Since Definition tags can appear anywhere in the event annotations for a data recording, an initial scan must be made to assemble all definitions for a data recording and to make sure that the definition names are unique.

To validate temporal scope, the validator must assure that each Onset and Offset tag is associated with an appropriately defined label. The validator must also check to make sure that Onset and Offset tags are properly matched within the data recording.

6.4. Analysis tools

Third-generation HED analysis tools also require some additional infrastructure. These tools should call the HED libraries to fully expand the tags for a data recording before doing analysis. In addition to converting all HED tags to their long form, the library tools can remove the definitions and replace def/ with the full tag expansion with any defined labels.
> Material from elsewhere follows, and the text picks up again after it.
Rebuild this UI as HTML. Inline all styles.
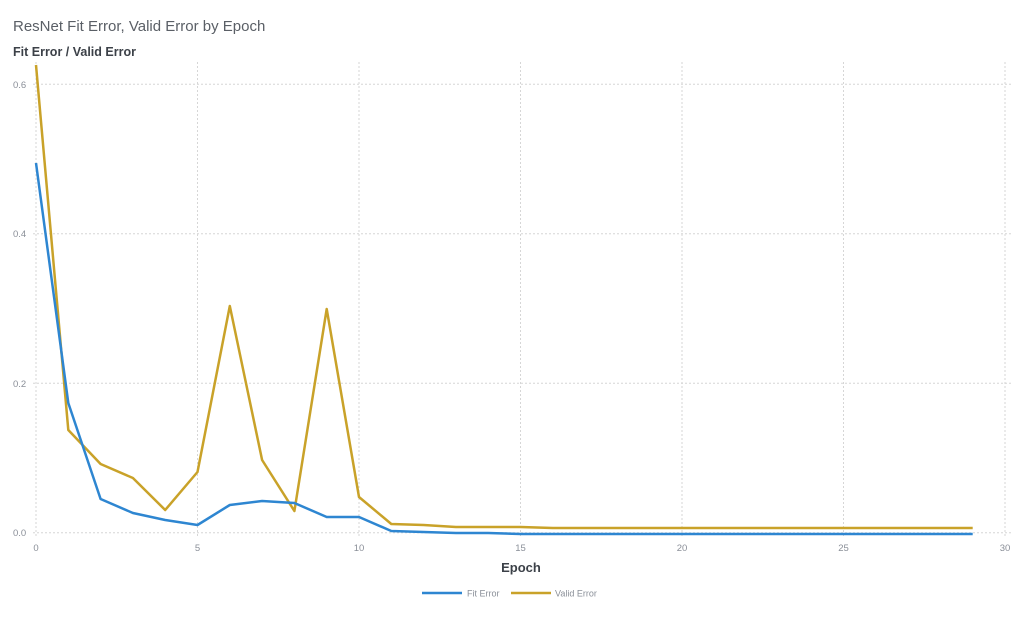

Each event that is within the temporal scope of a scoped event, should have the scoped event information added to the Event-context tag group of the intermediate event upon request. Delay tag expansions as insertions of actual events should also be supported. Duration tag expansion in which offset events should be inserted should also be supported. The HED tools should provide this expansion capability as well as a standardized representation of events in a data recording to enable tools to use a standard API for accessing tag information.

6.5. BIDS support in HED

HED provides a JavaScript validator in the [hed-javascript](https://github. com/hed-standard/hed-javascript) repository, which is available as an installable package via npm. The [BIDS validator](https://github. com/bids-standard/bids-validator) incorporates calls to this package to validate HED tags in BIDS datasets.

The hedtools package includes input functions that use Pandas data frames to construct internal representations of HED-annotated event files. Plans are underway to make this package available on the PyPI package index for easy installation.